To isolate $$x$$, gather all terms containing $$x$$ on one side of the equation and constant terms on the other side. Subtract $$x$$ from both sides and add 128 to both sides:

$$64x - x = 4 + 128$$

$$63x = 132$$

Finally, divide both sides by 63 to find the value of $$x$$:

$$x = \frac{132}{63}$$

Both the numerator (132) and the denominator (63) are divisible by 3. Simplify the fraction:

$$132 \div 3 = 44$$

$$63 \div 3 = 21$$

$$x = \frac{44}{21}$$

**step5 Verify the Solution**

As a final step, we must check if our solution $$x = \frac{44}{21}$$ satisfies the domain requirement established in Step 1, which was $$x > 2$$.
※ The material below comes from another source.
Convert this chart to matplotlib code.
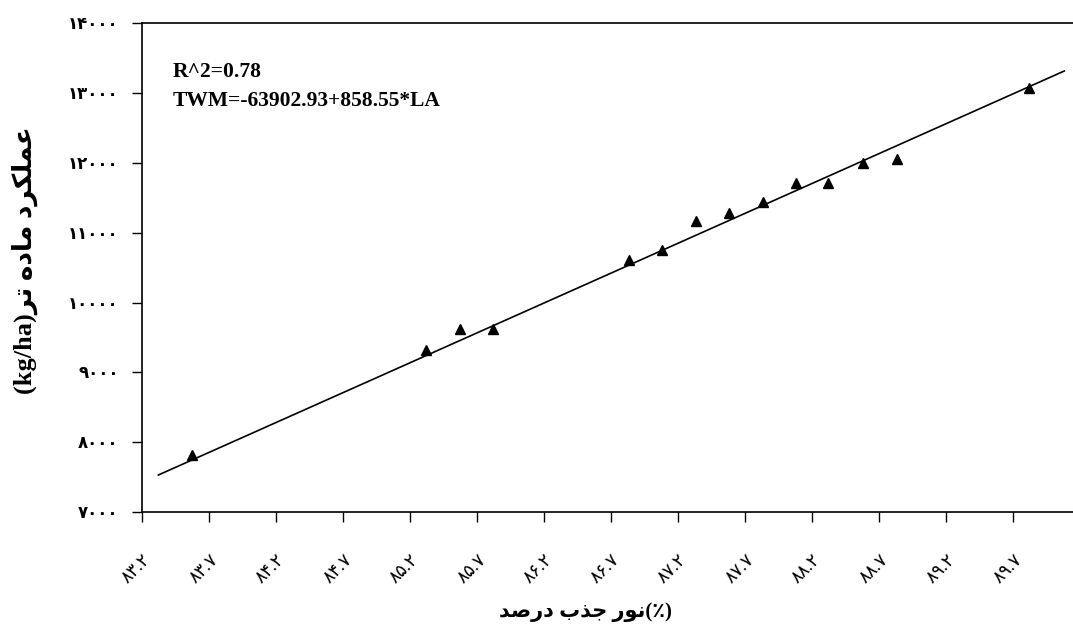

$$\frac{44}{21} \approx 2.095$$

Since $$2.095 > 2$$, the solution is valid.

Alternative answer

Answer: x = 44/21 Explain
This is a question about logarithms and how to solve equations using their properties. . The solving step is:

Hey friend! This looks like a fun puzzle with logs!

First, we need to remember a cool rule about logarithms: when you subtract logs with the same base, you can combine them by dividing what's inside. So, `log_4(x+4) - log_4(x-2)` becomes `log_4((x+4)/(x-2))`.

So our equation now looks like:
`log_4((x+4)/(x-2)) = 3`

Next, we need to get rid of the `log_4` part. The way to do that is to think about what a logarithm actually means. `log_b A = C` just means `b^C = A`. So, if `log_4(stuff) = 3`, that means `4^3 = stuff`!

So, `(x+4)/(x-2) = 4^3`
We know `4^3` means `4 * 4 * 4`, which is `16 * 4 = 64`.

Now our equation is:
`(x+4)/(x-2) = 64`

To get `x` by itself, we can multiply both sides by `(x-2)`:
`x+4 = 64 * (x-2)`

Now, distribute the 64 on the right side:
`x+4 = 64x - 128` (because 64 times x is 64x, and 64 times -2 is -128)

Let's get all the `x` terms on one side and the regular numbers on the other. I'll move the `x` to the right side by subtracting `x` from both sides, and move the `-128` to the left side by adding `128` to both sides:
`4 + 128 = 64x - x`
`132 = 63x`

Almost there! Now, to find `x`, we just divide both sides by `63`:
`x = 132 / 63`

We can simplify this fraction! Both 132 and 63 can be divided by 3:
`132 ÷ 3 = 44`
`63 ÷ 3 = 21`

So, `x = 44/21`.

One last thing! For logarithms, the stuff inside the log has to be positive.
We had `log_4(x+4)` and `log_4(x-2)`.
If `x = 44/21`, then `x` is a little more than 2 (like 2.09...).
`x+4` would be `44/21 + 4` (which is positive).
`x-2` would be `44/21 - 2` (which is also positive, since 44/21 is > 2).
So, our answer `x = 44/21` works perfectly!